Il me semble donc qu’un engagement dans la pensée décoloniale devrait conduire vers une telle épistémologie, incluant le souci des injustices cognitives matérielles. J’ai toutefois constaté une cécité assez troublante des sociologues et philosophes critiques envers les aspects matériels de l’injustice cognitive vécue par les universitaires d’Afrique et d’Haïti (du moins au sein des textes que j’ai lus), ainsi qu’un respect tout aussi troublant des conventions d’écriture positiviste et des normes imposées par les éditeurs scientifiques à but lucratif. J’ai donc ponctué mon récit de remarques sur ce paradoxe. Comme le rappellent les efforts de Bhambra et Santos (2017), Savranski (2017) et Tilley (2017) pour évacuer toute trace de « colonialisme » de leur projet de justice cognitive, les défis de la pensée postcoloniale en sociologie (du Nord) sont immenses ! L’attention aux conditions matérielles du travail épistémique des uns et des autres est aussi essentielle que la colère contre la colonisation de l’esprit. Dans le monde universitaire d’Haïti ou d’Afrique, les défis matériels sont indissociables de la difficulté de produire des savoirs dans des contextes profondément marqués par les injustices cognitives.

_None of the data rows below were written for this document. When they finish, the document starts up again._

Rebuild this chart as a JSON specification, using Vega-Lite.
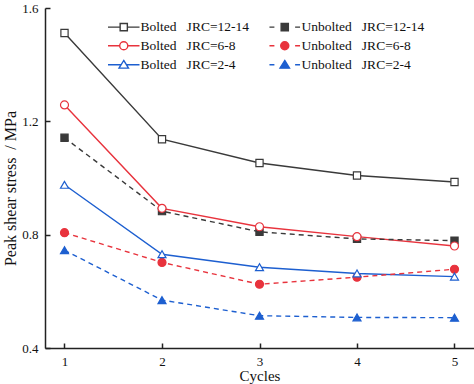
{
  "$schema": "https://vega.github.io/schema/vega-lite/v6.json",
  "width": 429,
  "height": 340,
  "autosize": "none",
  "padding": {"left": 45, "top": 8, "right": 0, "bottom": 36},
  "background": "white",
  "data": {
    "values": [
      {"series": "Bolted JRC=12-14", "cycle": 1, "stress": 1.512},
      {"series": "Bolted JRC=12-14", "cycle": 2, "stress": 1.137},
      {"series": "Bolted JRC=12-14", "cycle": 3, "stress": 1.053},
      {"series": "Bolted JRC=12-14", "cycle": 4, "stress": 1.009},
      {"series": "Bolted JRC=12-14", "cycle": 5, "stress": 0.986},
      {"series": "Unbolted JRC=12-14", "cycle": 1, "stress": 1.142},
      {"series": "Unbolted JRC=12-14", "cycle": 2, "stress": 0.883},
      {"series": "Unbolted JRC=12-14", "cycle": 3, "stress": 0.810},
      {"series": "Unbolted JRC=12-14", "cycle": 4, "stress": 0.785},
      {"series": "Unbolted JRC=12-14", "cycle": 5, "stress": 0.779},
      {"series": "Bolted JRC=6-8", "cycle": 1, "stress": 1.258},
      {"series": "Bolted JRC=6-8", "cycle": 2, "stress": 0.893},
      {"series": "Bolted JRC=6-8", "cycle": 3, "stress": 0.828},
      {"series": "Bolted JRC=6-8", "cycle": 4, "stress": 0.793},
      {"series": "Bolted JRC=6-8", "cycle": 5, "stress": 0.760},
      {"series": "Unbolted JRC=6-8", "cycle": 1, "stress": 0.807},
      {"series": "Unbolted JRC=6-8", "cycle": 2, "stress": 0.702},
      {"series": "Unbolted JRC=6-8", "cycle": 3, "stress": 0.625},
      {"series": "Unbolted JRC=6-8", "cycle": 4, "stress": 0.650},
      {"series": "Unbolted JRC=6-8", "cycle": 5, "stress": 0.678},
      {"series": "Bolted JRC=2-4", "cycle": 1, "stress": 0.976},
      {"series": "Bolted JRC=2-4", "cycle": 2, "stress": 0.731},
      {"series": "Bolted JRC=2-4", "cycle": 3, "stress": 0.685},
      {"series": "Bolted JRC=2-4", "cycle": 4, "stress": 0.663},
      {"series": "Bolted JRC=2-4", "cycle": 5, "stress": 0.652},
      {"series": "Unbolted JRC=2-4", "cycle": 1, "stress": 0.745},
      {"series": "Unbolted JRC=2-4", "cycle": 2, "stress": 0.569},
      {"series": "Unbolted JRC=2-4", "cycle": 3, "stress": 0.514},
      {"series": "Unbolted JRC=2-4", "cycle": 4, "stress": 0.508},
      {"series": "Unbolted JRC=2-4", "cycle": 5, "stress": 0.507}
    ]
  },
  "encoding": {
    "x": {
      "field": "cycle", "type": "quantitative",
      "scale": {"domain": [0.8, 5.2], "nice": false, "zero": false},
      "axis": {"title": "Cycles", "values": [1, 2, 3, 4, 5], "format": "d", "labelPadding": 12, "labelFont": "Liberation Serif", "labelFontSize": 13, "titleFont": "Liberation Serif", "titleFontSize": 15, "titleBaseline": "alphabetic", "titleY": 32}
    },
    "y": {
      "field": "stress", "type": "quantitative",
      "scale": {"domain": [0.4, 1.6], "nice": false, "zero": false},
      "axis": {"title": "Peak shear stress\u00a0 / MPa", "values": [0.4, 0.8, 1.2, 1.6], "format": ".1f", "labelPadding": 12, "labelFont": "Liberation Serif", "labelFontSize": 13, "titleFont": "Liberation Serif", "titleFontSize": 16, "titleX": -27, "titleY": 180}
    }
  },
  "layer": [
    {
      "transform": [{"filter": "datum.cycle > 100"}],
      "mark": {"type": "point", "strokeWidth": 1.4, "opacity": 1},
      "encoding": {
        "stroke": {
          "field": "series", "type": "nominal",
          "scale": {"domain": ["Bolted JRC=12-14", "Bolted JRC=6-8", "Bolted JRC=2-4", "Unbolted JRC=12-14", "Unbolted JRC=6-8", "Unbolted JRC=2-4"], "range": ["#3a3a3a", "#e8333d", "#1d5fd0", "#3a3a3a", "#e8333d", "#1d5fd0"]}
        },
        "fill": {
          "field": "series", "type": "nominal",
          "scale": {"domain": ["Bolted JRC=12-14", "Bolted JRC=6-8", "Bolted JRC=2-4", "Unbolted JRC=12-14", "Unbolted JRC=6-8", "Unbolted JRC=2-4"], "range": ["#ffffff", "#ffffff", "#ffffff", "#3a3a3a", "#e8333d", "#1d5fd0"]}
        },
        "shape": {
          "field": "series", "type": "nominal",
          "scale": {
            "domain": ["Bolted JRC=12-14", "Bolted JRC=6-8", "Bolted JRC=2-4", "Unbolted JRC=12-14", "Unbolted JRC=6-8", "Unbolted JRC=2-4"],
            "range": [
              "M-3.5,0L-0.8,0M0.8,0L3.5,0M-0.8,-0.8L0.8,-0.8L0.8,0.8L-0.8,0.8Z",
              "M-3.5,0L-0.9,0M0.9,0L3.5,0M-0.9,0A0.9,0.9,0,1,1,0.9,0A0.9,0.9,0,1,1,-0.9,0Z",
              "M-3.5,0L-0.6,0M0.6,0L3.5,0M0,-0.95L1.05,0.75L-1.05,0.75Z",
              "M-3.4,0L-2.3,0M2.3,0L3.4,0M-0.8,-0.8L0.8,-0.8L0.8,0.8L-0.8,0.8Z",
              "M-3.4,0L-2.3,0M2.3,0L3.4,0M-0.9,0A0.9,0.9,0,1,1,0.9,0A0.9,0.9,0,1,1,-0.9,0Z",
              "M-3.4,0L-2.3,0M2.3,0L3.4,0M0,-0.95L1.05,0.75L-1.05,0.75Z"
            ]
          },
          "legend": {
            "title": null,
            "orient": "none",
            "legendX": 72,
            "legendY": 12,
            "columns": 2,
            "columnPadding": 17,
            "rowPadding": 4,
            "symbolSize": 81,
            "symbolStrokeWidth": 1.4,
            "symbolOpacity": 1,
            "labelOffset": 10,
            "labelLimit": 300,
            "labelFont": "Liberation Serif",
            "labelFontSize": 13.5,
            "labelFontWeight": "normal",
            "labelFontStyle": "normal",
            "labelExpr": "replace(datum.label, ' ', '\u00a0\u00a0\u00a0')"
          }
        }
      }
    },
    {
      "transform": [{"filter": "indexof(datum.series, 'Unbolted') < 0"}],
      "mark": {"type": "line", "strokeWidth": 1.4},
      "encoding": {
        "stroke": {"field": "series", "type": "nominal"}
      }
    },
    {
      "transform": [{"filter": "indexof(datum.series, 'Unbolted') >= 0"}],
      "mark": {"type": "line", "strokeWidth": 1.4, "strokeDash": [5, 4]},
      "encoding": {
        "stroke": {"field": "series", "type": "nominal"}
      }
    },
    {
      "transform": [{"filter": "indexof(datum.series, '12-14') >= 0"}],
      "mark": {"type": "point", "shape": "square", "size": 52, "strokeWidth": 1.2, "opacity": 1},
      "encoding": {
        "stroke": {"field": "series", "type": "nominal"},
        "fill": {"field": "series", "type": "nominal"}
      }
    },
    {
      "transform": [{"filter": "indexof(datum.series, '6-8') >= 0"}],
      "mark": {"type": "point", "shape": "circle", "size": 64, "strokeWidth": 1.2, "opacity": 1},
      "encoding": {
        "stroke": {"field": "series", "type": "nominal"},
        "fill": {"field": "series", "type": "nominal"}
      }
    },
    {
      "transform": [{"filter": "indexof(datum.series, '2-4') >= 0"}],
      "mark": {"type": "point", "shape": "triangle-up", "size": 64, "strokeWidth": 1.2, "opacity": 1},
      "encoding": {
        "stroke": {"field": "series", "type": "nominal"},
        "fill": {"field": "series", "type": "nominal"}
      }
    }
  ],
  "config": {
    "view": {"stroke": null},
    "font": "Liberation Serif",
    "axis": {
      "grid": false,
      "domainColor": "#222222",
      "domainWidth": 1.5,
      "tickColor": "#222222",
      "tickWidth": 1.5,
      "tickSize": -5,
      "labelColor": "#111111",
      "labelFlush": false,
      "labelOverlap": false,
      "titleFontWeight": "normal",
      "titleColor": "#111111"
    },
    "legend": {
      "labelColor": "#111111",
      "padding": 0,
      "symbolOpacity": 1
    }
  }
}
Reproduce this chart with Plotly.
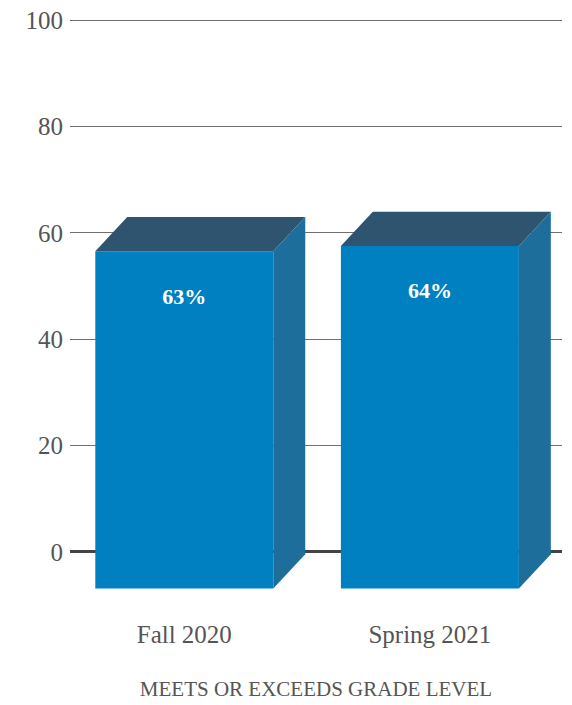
import plotly.graph_objects as go

categories = ["Fall 2020", "Spring 2021"]
values = [63, 64]
bar_labels = ["63%", "64%"]
y_ticks = [0, 20, 40, 60, 80, 100]
axis_title = "MEETS OR EXCEEDS GRADE LEVEL"

FRONT = "#0080C1"
TOP = "#2E5470"
SIDE = "#1D6E9A"
TEXT = "#555555"
FONT = "Liberation Serif"

HALF_W = 0.3624
DX = 0.13
DY = 6.45
BASE = -6.9

fig = go.Figure()
for i, (cat, v, lab) in enumerate(zip(categories, values, bar_labels)):
    xl, xr = i - HALF_W, i + HALF_W
    top = v - DY
    common = dict(mode="lines", fill="toself", line=dict(width=0), hoverinfo="skip", showlegend=False)
    fig.add_trace(go.Scatter(x=[xl, xr, xr, xl, xl], y=[BASE, BASE, top, top, BASE], fillcolor=FRONT, **common))
    fig.add_trace(go.Scatter(x=[xl, xr, xr + DX, xl + DX, xl], y=[top, top, v, v, top], fillcolor=TOP, **common))
    fig.add_trace(go.Scatter(x=[xr, xr + DX, xr + DX, xr, xr], y=[BASE, BASE + DY, v, top, BASE], fillcolor=SIDE, **common))

fig.add_trace(go.Scatter(
    x=list(range(len(categories))), y=[v - 15.3 for v in values], mode="text",
    text=[f"<b>{t}</b>" for t in bar_labels],
    textfont=dict(family=FONT, size=22, color="white"),
    hoverinfo="skip", showlegend=False))

fig.update_layout(
    width=572, height=705,
    margin=dict(l=62, r=18, t=11, b=124),
    paper_bgcolor="white", plot_bgcolor="white",
    font=dict(family=FONT, color=TEXT),
    showlegend=False,
    xaxis=dict(
        range=[-0.4654, 1.5379], automargin=False,
        tickvals=list(range(len(categories))), ticktext=categories,
        tickfont=dict(family=FONT, size=25, color=TEXT),
        showgrid=False, zeroline=False, showline=False, ticks="",
        ticklabelstandoff=28,
        title=dict(text=axis_title, font=dict(family=FONT, size=21, color=TEXT), standoff=34),
    ),
    yaxis=dict(
        range=[-7, 100.25], automargin=False,
        tickvals=y_ticks,
        tickfont=dict(family=FONT, size=25, color=TEXT),
        showgrid=True, gridcolor="#707070", gridwidth=1,
        zeroline=True, zerolinecolor="#444444", zerolinewidth=2.5,
        showline=False, ticks="", ticklabelstandoff=6,
        ticklabeloverflow="allow",
    ),
)

fig.write_html("out.html")
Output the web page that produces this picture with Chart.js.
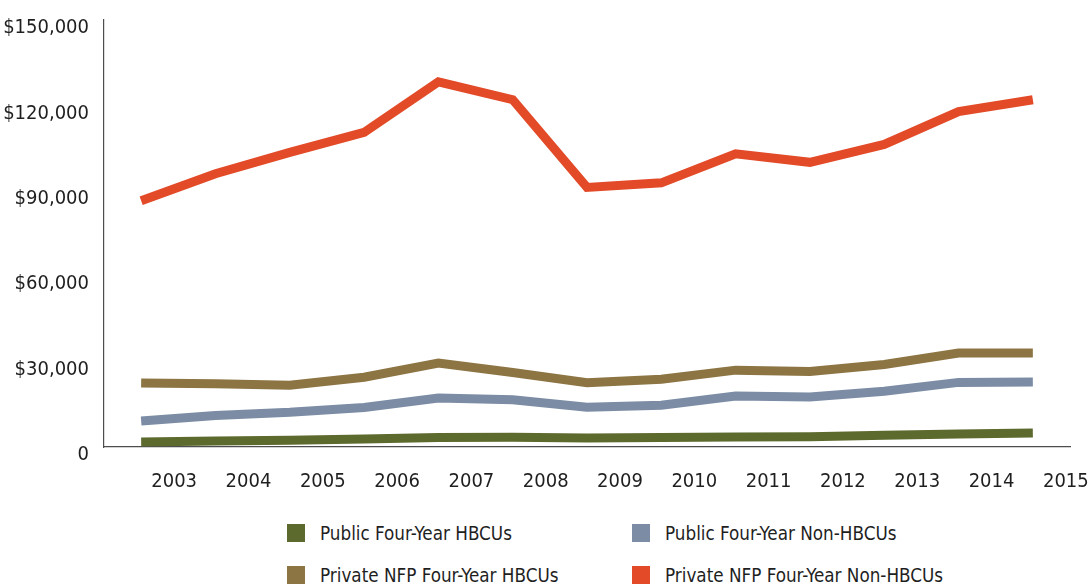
<!DOCTYPE html>
<html>
<head>
<meta charset="utf-8">
<script src="https://cdn.jsdelivr.net/npm/chart.js@4/dist/chart.umd.min.js"></script>
<style>
  body { margin: 0; background: #fff; }
  #wrap { position: relative; width: 1089px; height: 586px; overflow: hidden; }
  #chart { position: absolute; left: 0; top: 0; }
  .legend-item { position: absolute; height: 20px; display: flex; align-items: center;
    font-family: 'Liberation Sans Narrow', 'DejaVu Sans Condensed', sans-serif; font-size: 18.7px; color: #1f1f1f; white-space: nowrap; }
  .legend-item span.box { width: 18px; height: 18px; margin-right: 15px; display: inline-block; }
</style>
</head>
<body>
<div id="wrap">
  <canvas id="chart" width="1089" height="500"></canvas>
</div>
<script>
const years = ['2003', '2004', '2005', '2006', '2007', '2008', '2009', '2010', '2011', '2012', '2013', '2014', '2015'];
const yTickLabels = ['0', '$30,000', '$60,000', '$90,000', '$120,000', '$150,000'];

const publicHbcu = [1800, 2100, 2400, 2800, 3300, 3400, 3200, 3300, 3500, 3600, 4100, 4600, 4900];
const publicNonHbcu = [9100, 11100, 12200, 13900, 17200, 16600, 14000, 14700, 17900, 17600, 19600, 22700, 22800];
const privateHbcu = [22500, 22200, 21700, 24500, 29500, 26200, 22600, 23800, 27000, 26500, 29000, 33000, 33000];
const privateNonHbcu = [86500, 96000, 103500, 110500, 128300, 122000, 91200, 92800, 103000, 100000, 106300, 117800, 122000];

const seriesNames = ['Public Four-Year HBCUs', 'Public Four-Year Non-HBCUs', 'Private NFP Four-Year HBCUs', 'Private NFP Four-Year Non-HBCUs'];
const seriesColors = ['#5d6a2e', '#7b8ca4', '#8c7443', '#e24a28'];
const seriesData = [publicHbcu, publicNonHbcu, privateHbcu, privateNonHbcu];

const tickFont = { family: "'Liberation Sans Narrow', 'DejaVu Sans Condensed', sans-serif", size: 20 };

new Chart(document.getElementById('chart'), {
    type: 'line',
    data: {
        labels: years,
        datasets: seriesData.map((d, i) => ({
            label: seriesNames[i],
            data: d,
            borderColor: seriesColors[i],
            backgroundColor: seriesColors[i],
            borderWidth: 9,
            borderCapStyle: 'butt',
            tension: 0,
            pointRadius: 0,
            fill: false
        }))
    },
    options: {
        responsive: false,
        animation: false,
        layout: { padding: { top: 20, right: 19, left: 0, bottom: 0 } },
        scales: {
            x: {
                offset: true,
                grid: { display: false, drawTicks: false },
                border: { display: true, color: '#4d4d4d', width: 1.2 },
                ticks: {
                    font: tickFont,
                    color: '#1f1f1f',
                    padding: 23,
                    labelOffset: 33,
                    maxRotation: 0,
                    autoSkip: false
                },
                afterFit: s => { s.height = 53; s.paddingLeft = 0; s.paddingRight = 0; }
            },
            y: {
                min: 0,
                max: 150000,
                grid: { display: false, drawTicks: false },
                border: { display: true, color: '#4d4d4d', width: 1.2 },
                ticks: {
                    stepSize: 30000,
                    font: tickFont,
                    color: '#1f1f1f',
                    padding: 15,
                    labelOffset: 8,
                    callback: v => yTickLabels[v / 30000]
                },
                afterFit: s => { s.width = 104; s.paddingTop = 0; s.paddingBottom = 0; }
            }
        },
        plugins: {
            legend: { display: false },
            tooltip: { enabled: false }
        }
    }
});

// legend in two columns, like the original
const legendPos = [[287, 523], [632, 523], [287, 565], [632, 565]];
const wrap = document.getElementById('wrap');
seriesNames.forEach((name, i) => {
    const item = document.createElement('div');
    item.className = 'legend-item';
    item.style.left = legendPos[i][0] + 'px';
    item.style.top = legendPos[i][1] + 'px';
    item.innerHTML = '<span class="box" style="background:' + seriesColors[i] + '"></span>' + name;
    wrap.appendChild(item);
});
</script>
</body>
</html>
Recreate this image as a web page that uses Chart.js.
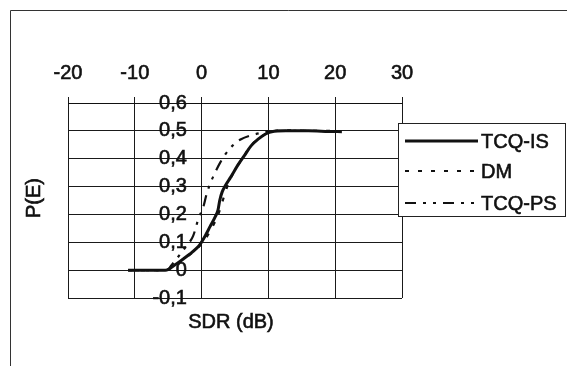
<!DOCTYPE html>
<html>
<head>
<meta charset="utf-8">
<script src="https://cdn.jsdelivr.net/npm/chart.js@4.4.1/dist/chart.umd.min.js"></script>
<style>
  html, body { margin: 0; padding: 0; background: #fff; }
  #wrap { width: 567px; height: 366px; position: relative; }
</style>
</head>
<body>
<div id="wrap"><canvas id="pe"></canvas></div>
<script>
// SDR (dB) and P(E) per method
const isSdr = [-11, -5.4, -3.85, -2.8, -1.8, -0.77, -0.26, 0.51, 1.28, 2.05, 2.46, 2.72, 3.08, 3.59, 4.36, 5.38, 6.4, 7.4, 8.46, 9.5, 10.5, 12.6, 16, 19, 21];
const isPe  = [0, 0, 0.021, 0.039, 0.057, 0.078, 0.092, 0.122, 0.157, 0.192, 0.216, 0.251, 0.281, 0.305, 0.334, 0.375, 0.411, 0.446, 0.47, 0.488, 0.497, 0.5, 0.5, 0.498, 0.497];

const dmSdr = [-11, -5.4, -3.8, -2.5, -1, 0.5, 1.5, 2.5, 3.3, 4, 5, 6.2, 7.5, 9, 10.5, 13, 16, 20];
const dmPe  = [0, 0, 0.02, 0.043, 0.07, 0.11, 0.15, 0.2, 0.26, 0.31, 0.36, 0.405, 0.45, 0.48, 0.498, 0.502, 0.5, 0.5];

const psSdr = [-11, -5.1, -4.6, -3.6, -2.3, -1.28, -0.4, 0.2, 0.77, 1.28, 2.05, 2.8, 3.6, 4.6, 5.9, 7.4, 9, 10.5, 13, 16];
const psPe  = [0, 0, 0.015, 0.045, 0.086, 0.122, 0.19, 0.222, 0.275, 0.31, 0.352, 0.387, 0.417, 0.446, 0.47, 0.484, 0.493, 0.5, 0.5, 0.5];

const seriesNames = ['TCQ-IS', 'DM', 'TCQ-PS'];
const xTickLabels = ['-20', '-10', '0', '10', '20', '30'];
const yTickLabels = ['-0,1', '0', '0,1', '0,2', '0,3', '0,4', '0,5', '0,6'];

const ink = '#111';
const font = "'Liberation Sans', Arial, sans-serif";

function pts(xs, ys) {
  return xs.map((x, i) => ({ x: x, y: ys[i] }));
}

function heavyText(ctx, str, x, y) {
  ctx.fillText(str, x, y);
  ctx.strokeText(str, x, y);
}

// frame, axis titles and the boxed legend
const decor = {
  id: 'decor',
  afterDraw(chart) {
    const ctx = chart.ctx;
    ctx.save();
    ctx.strokeStyle = '#333';
    ctx.lineWidth = 1;
    ctx.beginPath();
    ctx.moveTo(10.5, 366);
    ctx.lineTo(10.5, 10.5);
    ctx.lineTo(567, 10.5);
    ctx.stroke();

    ctx.fillStyle = ink;
    ctx.strokeStyle = ink;
    ctx.lineWidth = 0.6;
    ctx.font = '20px ' + font;
    ctx.textAlign = 'center';
    ctx.textBaseline = 'middle';
    heavyText(ctx, 'SDR (dB)', 231, 322);
    ctx.save();
    ctx.translate(34, 198);
    ctx.rotate(-Math.PI / 2);
    heavyText(ctx, 'P(E)', 0, 0);
    ctx.restore();

    // legend box
    const bx = 398.5, by = 123.5, bw = 167, bh = 93;
    ctx.fillStyle = '#fff';
    ctx.fillRect(bx, by, bw, bh);
    ctx.strokeStyle = '#222';
    ctx.lineWidth = 1;
    ctx.strokeRect(bx, by, bw, bh);
    const rows = [141, 171, 203];
    chart.data.datasets.forEach((ds, i) => {
      ctx.strokeStyle = ds.borderColor;
      ctx.lineWidth = ds.borderWidth;
      ctx.setLineDash(ds.borderDash || []);
      ctx.beginPath();
      ctx.moveTo(405, rows[i]);
      ctx.lineTo(478, rows[i]);
      ctx.stroke();
      ctx.setLineDash([]);
      ctx.fillStyle = ink;
      ctx.strokeStyle = ink;
      ctx.lineWidth = 0.6;
      ctx.textAlign = 'left';
      heavyText(ctx, ds.label, 481, rows[i] + 1);
    });
    ctx.restore();
  }
};

const tickFont = { family: font, size: 20 };

new Chart(document.getElementById('pe'), {
  type: 'scatter',
  data: {
    datasets: [
      { label: seriesNames[0], data: pts(isSdr, isPe), borderColor: ink, borderWidth: 3, borderDash: [] },
      { label: seriesNames[1], data: pts(dmSdr, dmPe), borderColor: ink, borderWidth: 2.2, borderDash: [4, 9] },
      { label: seriesNames[2], data: pts(psSdr, psPe), borderColor: ink, borderWidth: 2.2, borderDash: [11, 7, 3, 7, 3, 7] }
    ].map(d => Object.assign(d, { showLine: true, pointRadius: 0, cubicInterpolationMode: 'monotone', fill: false }))
  },
  options: {
    responsive: true,
    maintainAspectRatio: false,
    animation: false,
    devicePixelRatio: 1,
    layout: { padding: { left: 68, right: 165, top: 49, bottom: 68 } },
    plugins: { legend: { display: false }, tooltip: { enabled: false } },
    scales: {
      x: {
        type: 'linear',
        position: 'top',
        min: -20, max: 30,
        ticks: {
          stepSize: 10,
          padding: 12,
          color: ink,
          textStrokeColor: ink,
          textStrokeWidth: 0.6,
          font: tickFont,
          callback: (v, i) => xTickLabels[i]
        },
        grid: { color: '#1a1a1a', lineWidth: 1, tickLength: 6 },
        border: { color: '#111' }
      },
      y: {
        type: 'linear',
        // labels sit just left of the 0 dB line
        position: { x: -2.2 },
        min: -0.1, max: 0.6,
        ticks: {
          stepSize: 0.1,
          color: ink,
          textStrokeColor: ink,
          textStrokeWidth: 0.6,
          font: tickFont,
          callback: (v, i) => yTickLabels[i]
        },
        grid: { color: '#1a1a1a', lineWidth: 1, drawTicks: false },
        border: { display: false }
      }
    }
  },
  plugins: [decor]
});
</script>
</body>
</html>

Mais la vie intellectuelle y bouillonne et l’épistémologie du lien pourrait y être féconde, comme l’expérience SOHA nous le montre à travers ses textes et ses conférences à multiples voix.

Le processus de création d’un savoir traverse de multiples couches signifiantes : des souvenirs de moments particuliers, de rencontres ou de discussions plus ou moins repérables dans le temps et l’espace, des textes qui les figent et les archivent en « données », des interlocuteurs ou interlocutrices qui interpellent, une sensibilité à des configurations cognitives variées. Ces couches signifiantes sont toutes traversées par des liens entre des humains qui se parlent, s’écoutent, essaient de se comprendre, de faire « fusionner leurs horizons de sens », selon la belle métaphore qu’utilise le philosophe Gadamer pour nommer ce processus d’intercompréhension typique de la condition humaine.

Sans ces liens et sans ma capacité proprement humaine d’imaginer la possibilité d’un autre monde que celui dans lequel je suis, je serais incapable d’écrire et de produire de la connaissance. Une épistémologie du lien non seulement rejette la mise à distance comme condition violente de scientificité d’un savoir, mais elle intègre dans le fil de l’écriture scientifique la condition de proximité sans laquelle aucun savoir authentiquement humain ne peut être créé. L’épistémologie du lien « ramène l’autorité du savoir à la condition poétique de toute transmission de paroles » (Rancière, 2004b) parce que, comme le dit Safie du Burkina Faso, « tout savoir a une couleur, comme toute connaissance a un horizon, qui les situent ».